A sostenere l’iniziativa del Parlamento europeo era stata anche la presidente della Commissione, Ursula von der Leyen, che già a settembre 2020 ricordava come «se sei genitore in un Paese, sei genitore in ogni Paese». Con l’entrata in vigore del Regolamento, dunque, non ci sarà più differenza tra i bambini nati da coppie dello stesso sesso tramite fecondazione assistita (nel caso di due donne), o maternità surrogata (nel caso di due padri). Se un italiano andrà all’estero e diventerà genitore con la gestazione per altri, non violerà la legge italiana, ma tornando qui con quel certificato, la sua genitorialità non sarà messa in dubbio e il bambino avrà i suoi genitori, nessuno glieli potrà togliere Ma quando diventeranno effettive le nuove norme?

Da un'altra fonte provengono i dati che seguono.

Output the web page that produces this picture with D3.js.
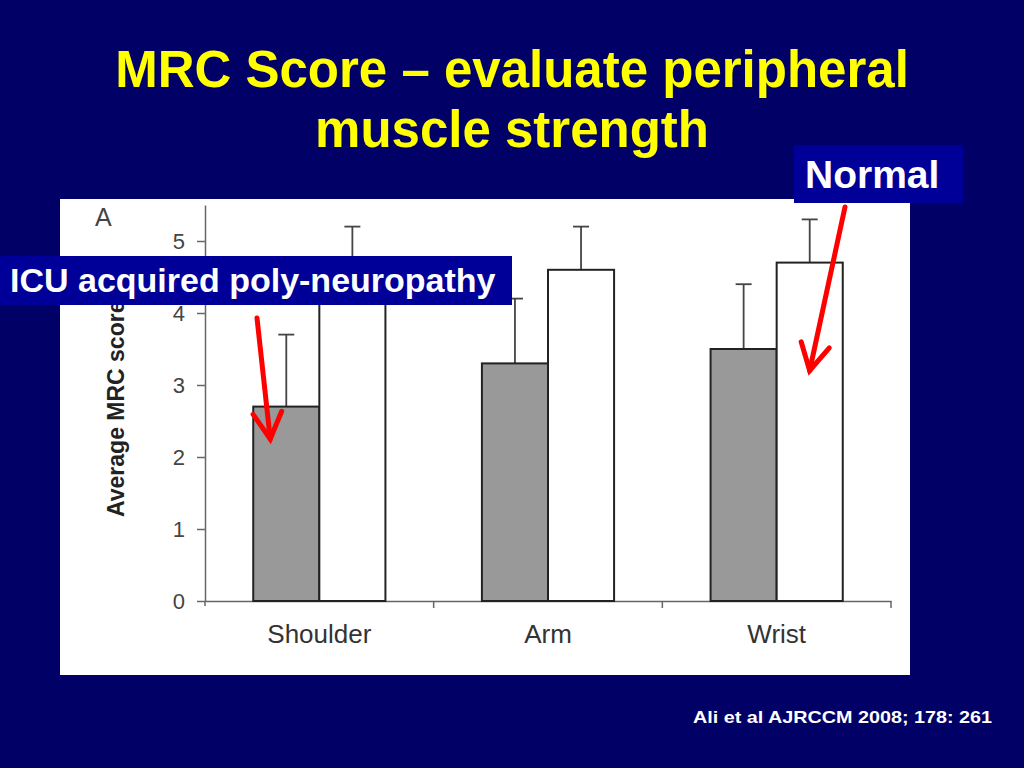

Quando sarà in vigore il Certificato?

Dopo il voto al Parlamento europeo, l’iter prevede ancora un passaggio prima della sua entrata in vigore. Il provvedimento deve infatti passare dal Consiglio europeo, dove però potrebbe trovare l’opposizione di alcuni Stati membri, come l’Ungheria e la stessa Italia. A non essere favorevole in passato era stata anche la Polonia, anche se ora, con il nuovo governo europeista guidato da Donald Tusk, la posizione di Varsavia potrebbe cambiare. Resta il nodo della necessità di un voto unanime, che rappresenta uno scoglio. «L’Europa è nata costruendo norme che riguardavano l’economia, ora dobbiamo lavorare ad altri aspetti della vita e dei diritti di cittadini che si muovono di più all’interno dell’Ue e anche al di fuori», conclude Filomena Gallo.